No evaluation across different serverless platforms: Experiments are conducted solely on OpenFaaS; applicability to commercial platforms such as AWS Lambda and Google Cloud Functions is not discussed.
Cost analysis is absent: Serverless platforms charge per invocation; the cost implications of bursty workloads are not addressed.

vs. Flash / Kairos and other traditional PIDS: These systems use statically provisioned GNN inference that performs well under stable load but suffers latency spikes under bursty conditions. GraphFaaS resolves the elastic scaling problem through serverless adaptation.
vs. λGrapher: λGrapher also explores serverless GNN serving but focuses on exploiting request-level graph locality and fine-grained resource control, without specifically addressing the bursty load characteristics of intrusion detection.
vs.

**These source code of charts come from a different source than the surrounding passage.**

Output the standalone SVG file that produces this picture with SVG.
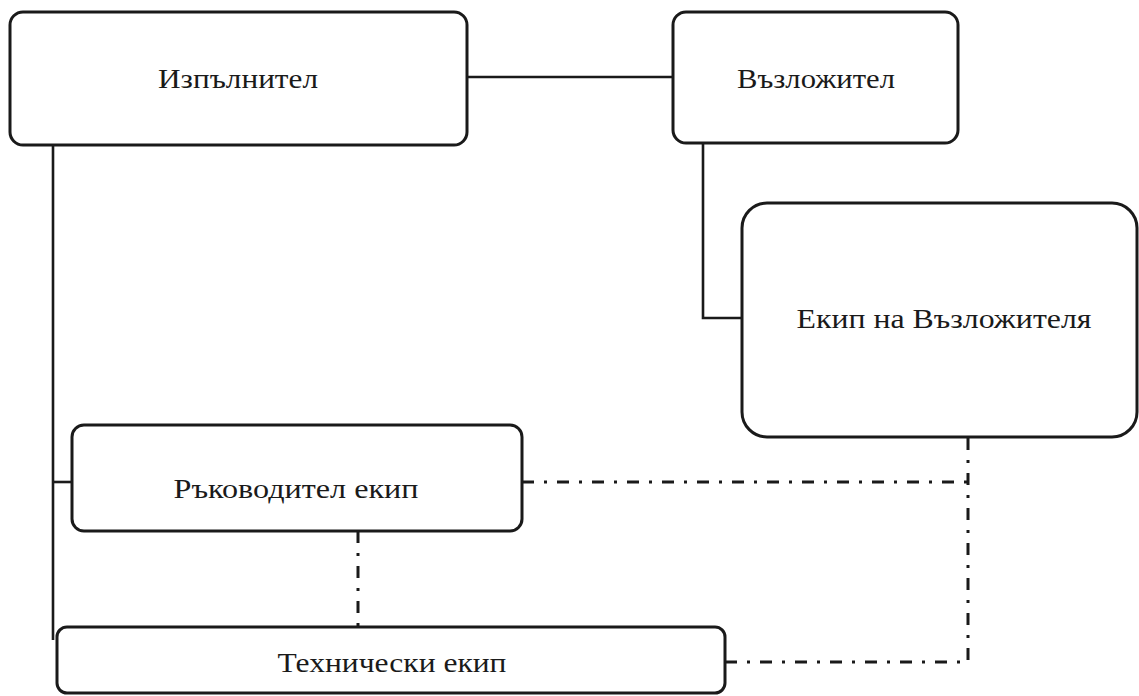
<svg xmlns="http://www.w3.org/2000/svg" width="1139" height="696" viewBox="0 0 1139 696">
<style>
.box{fill:#fff;stroke:#1a1a1a;stroke-width:3}
.lbl{font-family:"Liberation Serif","Times New Roman",serif;font-size:27px;fill:#1a1a1a;text-anchor:middle}
.solid{fill:none;stroke:#1a1a1a;stroke-width:2.6}
.dd{fill:none;stroke:#1a1a1a;stroke-width:3;stroke-dasharray:12 10 3 10}
</style>
<rect width="1139" height="696" fill="#fff"/>
<g id="connectors">
<line class="solid" x1="467" y1="77" x2="673" y2="77"/>
<polyline class="solid" points="703,143 703,318 742,318"/>
<line class="solid" x1="53" y1="145" x2="53" y2="640"/>
<line class="solid" x1="53" y1="482" x2="72" y2="482"/>
<line class="dd" x1="522" y1="482" x2="968" y2="482"/>
<polyline class="dd" points="968,438 968,662 725,662"/>
<line class="dd" x1="358" y1="531" x2="358" y2="627"/>
</g>
<g id="node-izpalnitel">
<rect class="box" x="10" y="12" width="457" height="133" rx="13"/>
<text class="lbl" x="238" y="88" textLength="160" lengthAdjust="spacingAndGlyphs">Изпълнител</text>
</g>
<g id="node-vazlozhitel">
<rect class="box" x="673" y="12" width="285" height="131" rx="13"/>
<text class="lbl" x="816" y="88" textLength="158" lengthAdjust="spacingAndGlyphs">Възложител</text>
</g>
<g id="node-ekip-vazlozhitel">
<rect class="box" x="742" y="203" width="395" height="234" rx="25"/>
<text class="lbl" x="944" y="328" textLength="295" lengthAdjust="spacingAndGlyphs">Екип на Възложителя</text>
</g>
<g id="node-rakovoditel">
<rect class="box" x="72" y="425" width="450" height="106" rx="12"/>
<text class="lbl" x="296" y="498" textLength="245" lengthAdjust="spacingAndGlyphs">Ръководител екип</text>
</g>
<g id="node-tehnicheski">
<rect class="box" x="57" y="627" width="668" height="66" rx="10"/>
<text class="lbl" x="392" y="672" textLength="229" lengthAdjust="spacingAndGlyphs">Технически екип</text>
</g>
</svg>
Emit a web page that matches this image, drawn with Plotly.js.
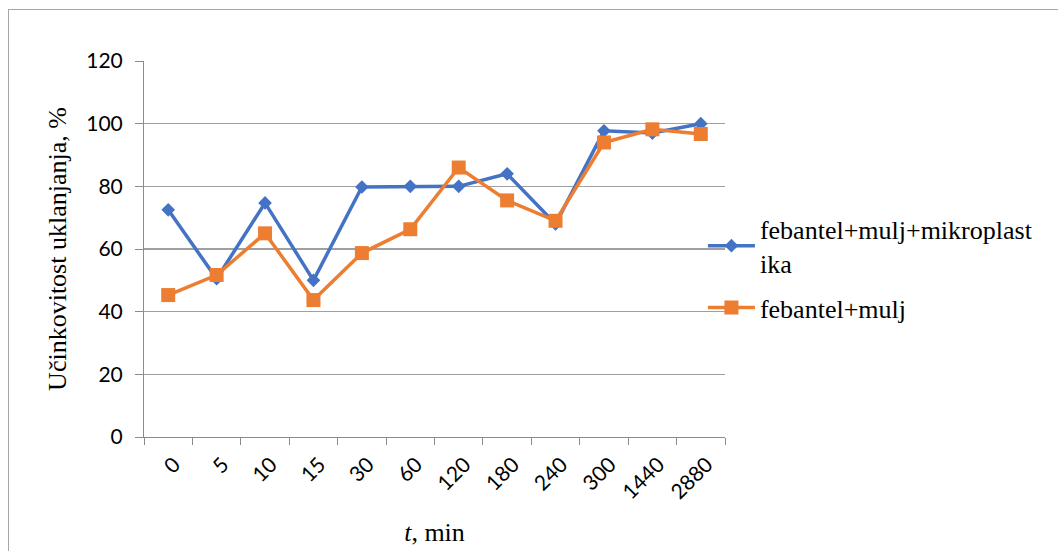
<!DOCTYPE html>
<html>
<head>
<meta charset="utf-8">
<script src="https://cdn.plot.ly/plotly-3.0.1.min.js"></script>
<style>
html,body{margin:0;padding:0;background:#fff;}
#wrap{position:relative;width:1058px;height:551px;}
#chart{width:1058px;height:551px;}
#frame{position:absolute;left:8px;top:9px;width:1050px;height:542px;border-top:1.5px solid #a6a6a6;border-left:1.5px solid #a6a6a6;pointer-events:none;}
</style>
</head>
<body>
<div id="wrap"><div id="chart"></div><div id="frame"></div></div>
<script>
const categories = ["0","5","10","15","30","60","120","180","240","300","1440","2880"];
const seriesMikro = [72.5, 50.5, 74.7, 50, 79.8, 80, 80, 84, 68, 97.7, 97, 100];
const seriesMulj = [45.3, 51.7, 65, 43.7, 58.7, 66.3, 86, 75.5, 69, 94, 98.2, 96.7];
const nameMikro = "febantel+mulj+mikroplast<br>ika";
const nameMulj = "febantel+mulj";
const yTicks = [0, 20, 40, 60, 80, 100, 120];

const serif = "Liberation Serif";
const sans = "Lato";

const traces = [
  {x: categories, y: seriesMikro, name: nameMikro, legendgroup: "g1", type: "scatter", mode: "lines+markers",
   line: {color: "#4472C4", width: 3.5}, marker: {symbol: "diamond", size: 10.5, color: "#4472C4"}},
  {x: categories, y: seriesMulj, name: nameMulj, legendgroup: "g2", type: "scatter", mode: "lines+markers",
   line: {color: "#ED7D31", width: 3.5}, marker: {symbol: "square", size: 14, color: "#ED7D31"}}
];

const layout = {
  width: 1058, height: 551,
  margin: {l: 144, r: 333, t: 61, b: 114},
  paper_bgcolor: "#fff", plot_bgcolor: "#fff",
  showlegend: true,
  legend: {x: 0.962, xanchor: "left", y: 0.616, yanchor: "top",
           font: {family: serif, size: 26, color: "#000"},
           tracegroupgap: 8, itemwidth: 47, bgcolor: "rgba(0,0,0,0)"},
  xaxis: {type: "category", range: [-0.5, 11.5], tickson: "boundaries", ticks: "outside", ticklen: 7, tickcolor: "#8c8c8c",
          showline: true, linecolor: "#8c8c8c", linewidth: 1, showgrid: false, zeroline: false,
          tickangle: -45, ticklabelstandoff: 6, ticklabelshift: 6, tickfont: {family: sans, size: 21, color: "#000"},
          title: {text: "<i>t</i>, min", font: {family: serif, size: 26, color: "#000"}, standoff: 20}},
  yaxis: {range: [0, 120], tickvals: yTicks, ticks: "outside", ticklen: 8, tickcolor: "#8c8c8c",
          ticklabelstandoff: 8,
          showline: true, linecolor: "#8c8c8c", linewidth: 1, showgrid: true, gridcolor: "#a0a0a0", gridwidth: 1.3,
          zeroline: false, tickfont: {family: sans, size: 21, color: "#000"},
          title: {text: "Učinkovitost uklanjanja, %", font: {family: serif, size: 26, color: "#000"}, standoff: 12}}
};

Plotly.newPlot("chart", traces, layout, {displayModeBar: false, staticPlot: true});
</script>
</body>
</html>
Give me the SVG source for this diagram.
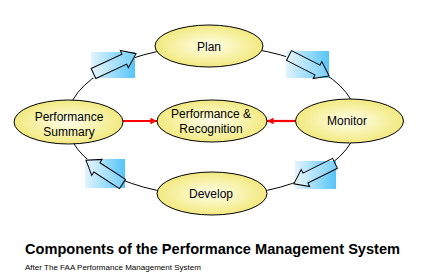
<svg xmlns="http://www.w3.org/2000/svg" width="421" height="277" viewBox="0 0 421 277">
<defs>
<radialGradient id="yel" cx="50%" cy="50%" r="50%">
<stop offset="0" stop-color="#ffffea"/>
<stop offset="1" stop-color="#f2e97f"/>
</radialGradient>
<linearGradient id="blu" x1="0" y1="0" x2="1" y2="0">
<stop offset="0" stop-color="#e2f4fd"/>
<stop offset="1" stop-color="#56c4f8"/>
</linearGradient>
<marker id="rh" viewBox="0 0 8 8" refX="8" refY="4" markerWidth="3" markerHeight="3" orient="auto" markerUnits="strokeWidth">
<path d="M0,0 L8,4 L0,8 Z" fill="#ff0000"/>
</marker>
<style>
.nd{fill:url(#yel);stroke:#000;stroke-width:1}
.tx{font-family:"Liberation Sans",Arial,sans-serif;font-size:12px;fill:#000;text-anchor:middle}
.bx{fill:url(#blu)}
.ar{fill:#ffffff;fill-opacity:0.2;stroke:#000;stroke-width:1;stroke-linejoin:miter}
.red{stroke:#ff0000;stroke-width:2.2;fill:none;marker-end:url(#rh)}
</style>
</defs>
<rect width="421" height="277" fill="#ffffff"/>
<g id="connectors">
<ellipse cx="212" cy="121" rx="145" ry="75" fill="none" stroke="#000" stroke-width="1"/>
<g id="arrow-tl"><rect class="bx" x="91" y="52" width="44" height="26"/><polygon class="ar" transform="translate(93.5,73.5) rotate(-25)" points="0,-5.5 34,-5.5 34,-9.5 47,0 34,9.5 34,5.5 0,5.5"/></g>
<g id="arrow-tr"><rect class="bx" x="286" y="51" width="43" height="27"/><polygon class="ar" transform="translate(289,55.5) rotate(27)" points="0,-5.5 32,-5.5 32,-9.5 45,0 32,9.5 32,5.5 0,5.5"/></g>
<g id="arrow-bl"><rect class="bx" x="85" y="159" width="40" height="29"/><polygon class="ar" transform="translate(122.5,184) rotate(-147)" points="0,-5.5 30.5,-5.5 30.5,-9.5 43.5,0 30.5,9.5 30.5,5.5 0,5.5"/></g>
<g id="arrow-br"><rect class="bx" x="295" y="161" width="41" height="28"/><polygon class="ar" transform="translate(335,163.3) rotate(153.5)" points="0,-5.5 33,-5.5 33,-9.5 46,0 33,9.5 33,5.5 0,5.5"/></g>
<line class="red" x1="123" y1="121" x2="157" y2="121"/>
<line class="red" x1="296" y1="121" x2="267" y2="121"/>
</g>
<g id="plan"><ellipse class="nd" cx="209" cy="46" rx="54" ry="21"/><text class="tx" x="209" y="51">Plan</text></g>
<g id="summary"><ellipse class="nd" cx="68.5" cy="122" rx="54.5" ry="22"/><text class="tx" x="69" y="121">Performance</text><text class="tx" x="69" y="136">Summary</text></g>
<g id="recognition"><ellipse class="nd" cx="212" cy="121" rx="55" ry="21"/><text class="tx" x="211" y="118">Performance &amp;</text><text class="tx" x="211" y="133">Recognition</text></g>
<g id="monitor"><ellipse class="nd" cx="349.5" cy="121" rx="54" ry="22"/><text class="tx" x="347" y="125">Monitor</text></g>
<g id="develop"><ellipse class="nd" cx="212" cy="193.5" rx="55" ry="21.5"/><text class="tx" x="211" y="198">Develop</text></g>
<text x="25" y="254" font-family="'Liberation Sans',Arial,sans-serif" font-size="15" font-weight="bold" textLength="375" lengthAdjust="spacingAndGlyphs">Components of the Performance Management System</text>
<text x="25" y="270" font-family="'Liberation Sans',Arial,sans-serif" font-size="8" textLength="176" lengthAdjust="spacingAndGlyphs">After The FAA Performance Management System</text>
</svg>
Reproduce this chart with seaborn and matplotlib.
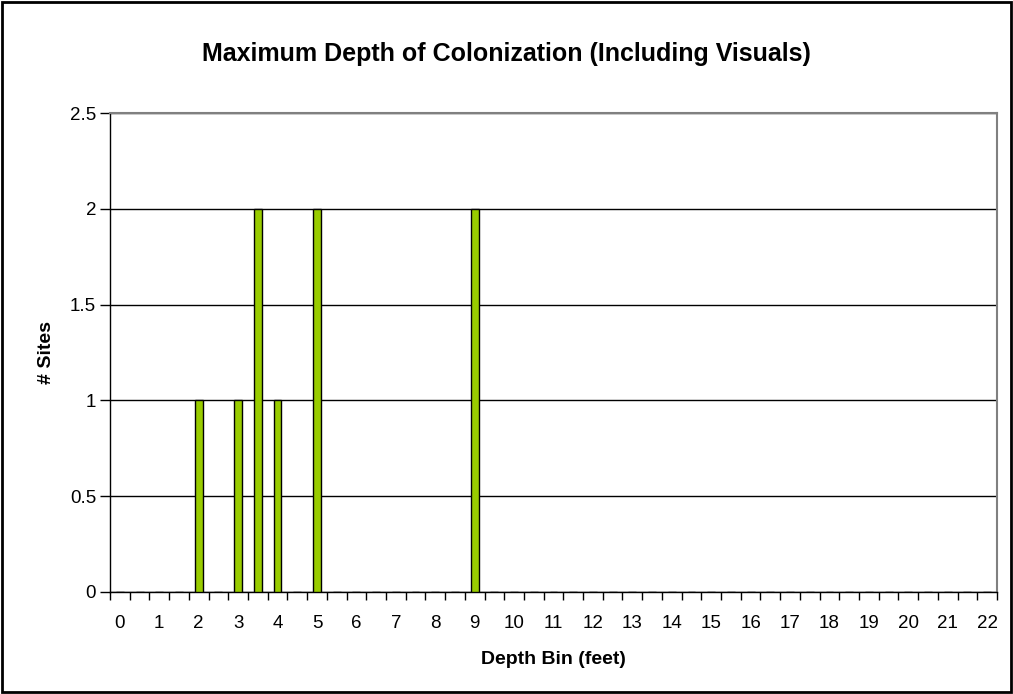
import matplotlib
matplotlib.use("Agg")
import matplotlib.pyplot as plt
import seaborn as sns
import pandas as pd
from matplotlib.patches import Rectangle

# depth bins (feet), half-foot steps as in the source sheet
depth_bins = ["0", "0.5", "1", "1.5", "2", "2.5", "3", "3.5", "4", "4.5",
              "5", "5.5", "6", "6.5", "7", "7.5", "8", "8.5", "9", "9.5",
              "10", "10.5", "11", "11.5", "12", "12.5", "13", "13.5", "14", "14.5",
              "15", "15.5", "16", "16.5", "17", "17.5", "18", "18.5", "19", "19.5",
              "20", "20.5", "21", "21.5", "22"]
site_counts = [0, 0, 0, 0, 1, 0, 1, 2, 1, 0,
               2, 0, 0, 0, 0, 0, 0, 0, 2, 0,
               0, 0, 0, 0, 0, 0, 0, 0, 0, 0,
               0, 0, 0, 0, 0, 0, 0, 0, 0, 0,
               0, 0, 0, 0, 0]
y_ticks = [0, 0.5, 1, 1.5, 2, 2.5]
y_tick_labels = ["0", "0.5", "1", "1.5", "2", "2.5"]

df = pd.DataFrame({"bin": depth_bins, "sites": site_counts})

sns.set_style("white")
plt.rcParams['font.family'] = ['Liberation Sans', 'DejaVu Sans']
plt.rcParams['text.color'] = 'black'
plt.rcParams['axes.labelcolor'] = 'black'
plt.rcParams['xtick.color'] = 'black'
plt.rcParams['ytick.color'] = 'black'

fig = plt.figure(figsize=(10.13, 6.94), dpi=100)
ax = fig.add_axes([110 / 1013, 102 / 694, 887 / 1013, 479 / 694])

sns.barplot(data=df, x="bin", y="sites", order=depth_bins, color="#99CC00",
            edgecolor="black", linewidth=1, width=0.4, saturation=1, ax=ax, zorder=3)

ax.set_xlim(-0.5, len(depth_bins) - 0.5)
ax.set_ylim(0, 2.5)

# gridlines
ax.set_yticks(y_ticks)
ax.set_yticklabels(y_tick_labels, fontsize=13.5)
ax.yaxis.grid(True, color="black", linewidth=1)
ax.set_axisbelow(True)
ax.tick_params(axis="y", left=True, length=7, width=1, color="black", direction="out", pad=3)

# x labels only on whole feet, tick marks on bin boundaries
major = [i for i, b in enumerate(depth_bins) if "." not in b]
ax.set_xticks(major)
ax.set_xticklabels([depth_bins[i] for i in major], fontsize=13.5)
ax.set_xticks([i - 0.5 for i in range(len(depth_bins) + 1)], minor=True)
ax.tick_params(axis="x", which="major", bottom=True, length=0, pad=16.5)
ax.tick_params(axis="x", which="minor", bottom=True, length=6, width=1, color="black", direction="out")

for side in ["top", "right"]:
    ax.spines[side].set_color("#808080")
    ax.spines[side].set_linewidth(1.5)
for side in ["left", "bottom"]:
    ax.spines[side].set_color("black")
    ax.spines[side].set_linewidth(1)
for s in ax.spines.values():
    s.set_visible(True)

ax.set_xlabel("Depth Bin (feet)", fontsize=14, fontweight="bold", labelpad=14)
ax.set_ylabel("# Sites", fontsize=14, fontweight="bold", labelpad=11)
fig.text(0.5, 1 - 54 / 694, "Maximum Depth of Colonization (Including Visuals)",
         ha="center", va="center", fontsize=18, fontweight="bold")

fig.patches.append(Rectangle((0.002, 0.003), 0.996, 0.994, transform=fig.transFigure,
                             fill=False, edgecolor="black", linewidth=2))

fig.savefig("out.png", dpi=100)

Dorylus: Dorylus applies serverless computing to GNN training (not inference), focusing on training cost efficiency rather than inference latency.
vs. GNNAdvisor: GNNAdvisor optimizes GPU utilization but assumes static resources and cannot handle elastic scaling requirements.
Insight: Serverless architectures can be generalized to other ML inference scenarios that must handle bursty workloads (e.g., real-time recommendation, anomaly detection); the key is identifying the appropriate task decomposition granularity.

Rating¶

Novelty: ⭐⭐⭐⭐ Adapting serverless computing to GNN-based intrusion detection inference is a novel and practical idea; the feature-length-aware grouping and hybrid scaling strategy are creative.
Experimental Thoroughness: ⭐⭐⭐ Preliminary results demonstrate feasibility on a single dataset, but comparisons against more baselines and platforms are lacking.
Writing Quality: ⭐⭐⭐⭐ Problem formulation is clear, architectural description is detailed, and the design motivation of all three components is well articulated.
Value: ⭐⭐⭐⭐ The architectural innovation provides direct practical guidance for deploying GNN-based intrusion detection; the engineering value of a 6.7× latency reduction is significant.